A diet of Sonic Youth and Live at Pompeii-era Pink Floyd gradually shaped the fledgeling band’s musical direction. The group’s distinctive name came after the obligatory period of name searching. Kay thought they needed a title that resonated with the music they were trying to create. “I remember I was on my friend’s porch and I wanted to have something that was kind of abstract and meant something to me,” Kay says. “Hollow Everdaze was a name that came to me when I was listening to the music. It’s a lot different when the name is attached to the songs, it gives some kind of identity to the band.  It’s a very ethereal sounding name.”

Hollow Everdaze’s first recording, a mini-album, was released about five years ago.  Along the way band members have come and gone, leaving Kay and Baulch the mainstays of the group.  The highlight of Hollow Everdaze’s early lineup came with a gig supporting The War on Drugs at the Northcote Social Club in 2012.  “That was one of our better shows with that lineup.  I’m really glad we didn’t fuck that show-up,” Kay laughs.

Earlier this year Hollow Everdaze went into the studio with producer John Lee. The result was the band’s debut album, Cartoons. A collage of dreamy psychedelic and lush pop tunes, Cartoons is the quantum leap Hollow Everdaze wanted to make. “With the album there’s a few different genres and psych elements all packed into one,” Kay says. “There were moments we wanted to have something outrageous like a tempo change or a certain tone, something that would make us laugh. We wanted to clean up where we’d made mistakes when we’d been recording previously.”

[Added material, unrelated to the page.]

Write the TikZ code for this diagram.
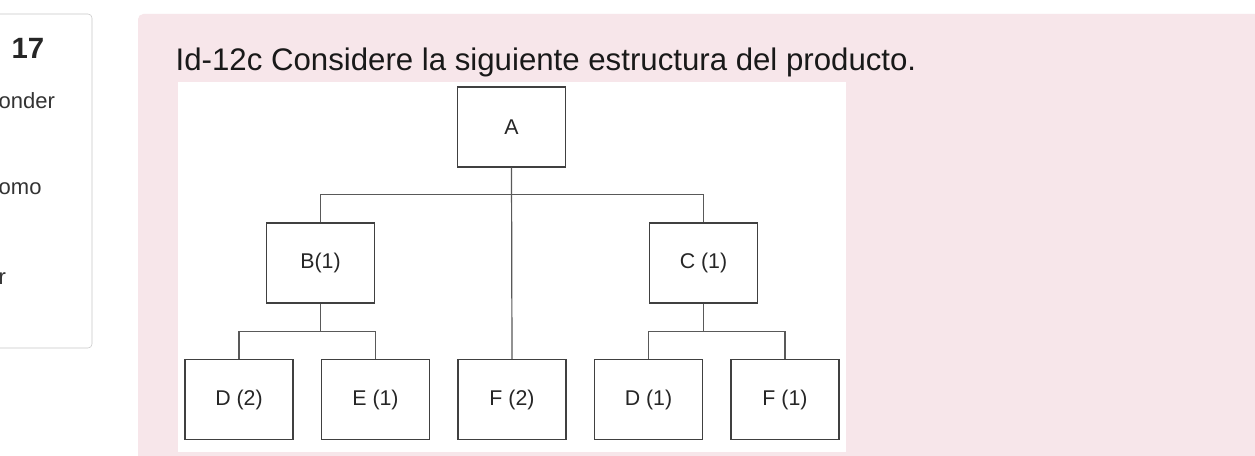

To some extent, the quality of the final recording was a surprise. “Because there was so little work on our end that went into the pre-production, there were definitely some moments when there was a big surprise,” Kay says.

Critical to the sound on the record is the violin of Myles Anderson. Anderson, who hails from Gisborne – a short drive from Bacchus Marsh – joined Hollow Everdaze almost by accident.  “We thought we would have Myles come up on stage and play live for one song. After the first rehearsal, I asked him if he wanted to join us, and his immediate response was ‘Yes,’ because he had his own perception of the songs and came in from an outsider’s perspective,” Kay says.

In early August Hollow Everdaze will hit the road for a tour to promote the release of Cartoons. “We’re trying to have something that’s consistent and has the feel of the recordings, just trying to do that justice,” Kay says.  “I think our audience can take what they want out of it.”